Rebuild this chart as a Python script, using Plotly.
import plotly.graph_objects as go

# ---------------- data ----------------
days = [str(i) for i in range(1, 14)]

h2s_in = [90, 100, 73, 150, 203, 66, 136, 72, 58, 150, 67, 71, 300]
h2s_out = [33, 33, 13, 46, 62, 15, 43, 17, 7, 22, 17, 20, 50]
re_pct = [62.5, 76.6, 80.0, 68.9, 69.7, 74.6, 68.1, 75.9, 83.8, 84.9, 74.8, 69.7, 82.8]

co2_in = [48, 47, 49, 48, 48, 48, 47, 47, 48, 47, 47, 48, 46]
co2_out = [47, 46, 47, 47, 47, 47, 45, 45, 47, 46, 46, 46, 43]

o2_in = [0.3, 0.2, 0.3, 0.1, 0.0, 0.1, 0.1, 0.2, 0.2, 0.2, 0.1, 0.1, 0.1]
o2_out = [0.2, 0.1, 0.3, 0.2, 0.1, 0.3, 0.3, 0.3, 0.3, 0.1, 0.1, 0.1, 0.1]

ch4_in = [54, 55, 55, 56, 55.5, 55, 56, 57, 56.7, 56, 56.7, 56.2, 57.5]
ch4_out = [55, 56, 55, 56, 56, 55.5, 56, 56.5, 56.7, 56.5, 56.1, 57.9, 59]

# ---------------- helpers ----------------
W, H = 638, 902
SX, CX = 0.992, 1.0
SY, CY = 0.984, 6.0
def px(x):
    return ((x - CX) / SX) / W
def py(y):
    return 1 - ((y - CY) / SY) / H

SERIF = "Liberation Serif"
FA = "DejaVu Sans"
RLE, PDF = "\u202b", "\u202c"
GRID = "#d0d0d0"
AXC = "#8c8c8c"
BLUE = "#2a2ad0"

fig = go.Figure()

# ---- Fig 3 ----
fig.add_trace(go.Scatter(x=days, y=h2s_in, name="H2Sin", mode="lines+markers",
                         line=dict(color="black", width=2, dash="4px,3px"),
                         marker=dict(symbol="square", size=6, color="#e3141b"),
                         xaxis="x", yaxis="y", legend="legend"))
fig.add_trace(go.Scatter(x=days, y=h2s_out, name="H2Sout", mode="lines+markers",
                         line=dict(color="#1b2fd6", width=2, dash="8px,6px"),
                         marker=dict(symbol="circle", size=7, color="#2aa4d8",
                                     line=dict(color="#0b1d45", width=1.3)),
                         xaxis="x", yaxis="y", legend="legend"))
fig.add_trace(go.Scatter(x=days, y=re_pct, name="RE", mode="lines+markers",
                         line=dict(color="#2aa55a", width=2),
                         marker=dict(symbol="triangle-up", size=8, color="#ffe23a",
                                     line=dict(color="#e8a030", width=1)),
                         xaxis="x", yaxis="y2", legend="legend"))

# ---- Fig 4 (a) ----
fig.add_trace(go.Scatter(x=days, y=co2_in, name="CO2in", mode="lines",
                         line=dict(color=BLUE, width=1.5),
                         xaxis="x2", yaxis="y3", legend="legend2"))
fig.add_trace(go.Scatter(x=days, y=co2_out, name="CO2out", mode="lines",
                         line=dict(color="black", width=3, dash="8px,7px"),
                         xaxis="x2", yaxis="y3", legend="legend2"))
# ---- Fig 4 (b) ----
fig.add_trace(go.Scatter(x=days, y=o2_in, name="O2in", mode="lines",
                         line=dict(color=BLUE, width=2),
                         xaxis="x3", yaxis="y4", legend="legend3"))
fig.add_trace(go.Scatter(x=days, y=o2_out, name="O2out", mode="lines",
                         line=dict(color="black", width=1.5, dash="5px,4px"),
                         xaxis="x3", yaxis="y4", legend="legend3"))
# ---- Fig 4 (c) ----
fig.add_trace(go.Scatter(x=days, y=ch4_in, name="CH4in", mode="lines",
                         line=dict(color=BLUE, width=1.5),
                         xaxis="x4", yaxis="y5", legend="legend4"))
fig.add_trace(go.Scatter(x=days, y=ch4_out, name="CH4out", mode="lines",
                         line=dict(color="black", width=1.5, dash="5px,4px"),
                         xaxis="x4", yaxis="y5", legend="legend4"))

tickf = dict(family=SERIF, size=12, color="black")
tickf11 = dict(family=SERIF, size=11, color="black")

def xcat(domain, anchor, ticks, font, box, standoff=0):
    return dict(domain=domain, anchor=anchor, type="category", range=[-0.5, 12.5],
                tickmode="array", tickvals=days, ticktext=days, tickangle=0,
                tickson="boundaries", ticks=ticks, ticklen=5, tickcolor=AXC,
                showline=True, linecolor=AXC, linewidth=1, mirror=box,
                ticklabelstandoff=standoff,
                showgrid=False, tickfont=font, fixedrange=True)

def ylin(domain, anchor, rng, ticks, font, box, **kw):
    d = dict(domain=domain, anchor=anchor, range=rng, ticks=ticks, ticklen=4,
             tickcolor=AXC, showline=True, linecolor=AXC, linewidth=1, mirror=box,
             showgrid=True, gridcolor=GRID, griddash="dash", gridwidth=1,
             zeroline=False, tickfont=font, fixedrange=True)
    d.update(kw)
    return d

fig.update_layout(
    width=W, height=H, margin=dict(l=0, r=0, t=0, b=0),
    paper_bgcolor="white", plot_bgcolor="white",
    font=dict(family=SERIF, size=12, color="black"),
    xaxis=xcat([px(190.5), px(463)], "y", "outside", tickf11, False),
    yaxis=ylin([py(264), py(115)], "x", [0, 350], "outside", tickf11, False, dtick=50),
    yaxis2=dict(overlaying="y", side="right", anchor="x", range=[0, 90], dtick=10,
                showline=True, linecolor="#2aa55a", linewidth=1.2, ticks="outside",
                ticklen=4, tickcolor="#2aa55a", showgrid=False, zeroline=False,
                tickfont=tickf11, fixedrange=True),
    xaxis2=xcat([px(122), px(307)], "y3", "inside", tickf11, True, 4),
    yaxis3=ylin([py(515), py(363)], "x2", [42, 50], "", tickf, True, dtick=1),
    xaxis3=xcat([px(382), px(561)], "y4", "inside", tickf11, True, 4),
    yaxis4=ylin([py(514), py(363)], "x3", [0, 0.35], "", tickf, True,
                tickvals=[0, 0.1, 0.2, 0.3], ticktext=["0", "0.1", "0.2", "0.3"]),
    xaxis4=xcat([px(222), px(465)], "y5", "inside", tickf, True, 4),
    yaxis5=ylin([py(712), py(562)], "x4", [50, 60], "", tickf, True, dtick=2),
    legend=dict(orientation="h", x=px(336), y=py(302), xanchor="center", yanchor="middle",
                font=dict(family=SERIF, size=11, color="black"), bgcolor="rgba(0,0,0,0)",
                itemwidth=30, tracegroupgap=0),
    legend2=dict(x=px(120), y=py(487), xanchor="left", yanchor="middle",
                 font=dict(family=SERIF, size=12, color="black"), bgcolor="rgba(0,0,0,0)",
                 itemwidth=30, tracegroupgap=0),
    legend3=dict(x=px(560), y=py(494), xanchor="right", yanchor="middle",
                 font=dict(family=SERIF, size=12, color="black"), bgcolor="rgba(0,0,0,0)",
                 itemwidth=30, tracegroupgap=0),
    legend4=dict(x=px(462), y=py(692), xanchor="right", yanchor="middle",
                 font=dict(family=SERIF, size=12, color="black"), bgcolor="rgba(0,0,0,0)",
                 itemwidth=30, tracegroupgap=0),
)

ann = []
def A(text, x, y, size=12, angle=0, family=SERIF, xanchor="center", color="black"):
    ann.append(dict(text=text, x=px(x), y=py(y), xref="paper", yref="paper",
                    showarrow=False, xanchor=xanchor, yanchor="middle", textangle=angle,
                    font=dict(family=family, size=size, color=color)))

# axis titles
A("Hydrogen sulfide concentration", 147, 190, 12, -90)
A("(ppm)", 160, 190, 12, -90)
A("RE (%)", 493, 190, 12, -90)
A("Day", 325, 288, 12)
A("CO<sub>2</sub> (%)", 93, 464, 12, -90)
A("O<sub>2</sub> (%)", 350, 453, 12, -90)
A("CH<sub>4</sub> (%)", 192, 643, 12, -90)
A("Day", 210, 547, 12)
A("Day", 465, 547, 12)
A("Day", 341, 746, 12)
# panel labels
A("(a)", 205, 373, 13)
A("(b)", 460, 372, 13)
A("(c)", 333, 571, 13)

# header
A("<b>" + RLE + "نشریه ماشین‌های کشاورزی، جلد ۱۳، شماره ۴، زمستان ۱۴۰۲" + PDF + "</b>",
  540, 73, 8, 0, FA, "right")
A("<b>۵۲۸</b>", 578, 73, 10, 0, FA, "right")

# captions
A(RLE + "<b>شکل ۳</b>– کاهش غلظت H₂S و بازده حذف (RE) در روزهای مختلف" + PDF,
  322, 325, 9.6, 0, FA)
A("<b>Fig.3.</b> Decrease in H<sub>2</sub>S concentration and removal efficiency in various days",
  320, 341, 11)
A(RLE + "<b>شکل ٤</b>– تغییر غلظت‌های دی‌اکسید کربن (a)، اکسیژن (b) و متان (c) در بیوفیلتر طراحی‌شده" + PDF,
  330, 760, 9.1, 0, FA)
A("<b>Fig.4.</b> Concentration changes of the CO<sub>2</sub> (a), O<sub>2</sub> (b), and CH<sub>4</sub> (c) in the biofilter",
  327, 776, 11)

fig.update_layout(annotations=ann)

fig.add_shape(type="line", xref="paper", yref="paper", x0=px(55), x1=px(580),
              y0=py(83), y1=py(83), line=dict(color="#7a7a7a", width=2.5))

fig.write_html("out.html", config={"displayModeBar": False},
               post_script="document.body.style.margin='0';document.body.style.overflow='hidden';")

=======

• [Directions for this task]: Look at the material above and copy, word for word, its lines from the first through the one containing "days = [str(i) for i in range(1, 14)]".

• [Result for this exercise]:
Rebuild this chart as a Python script, using Plotly.
import plotly.graph_objects as go

# ---------------- data ----------------
days = [str(i) for i in range(1, 14)]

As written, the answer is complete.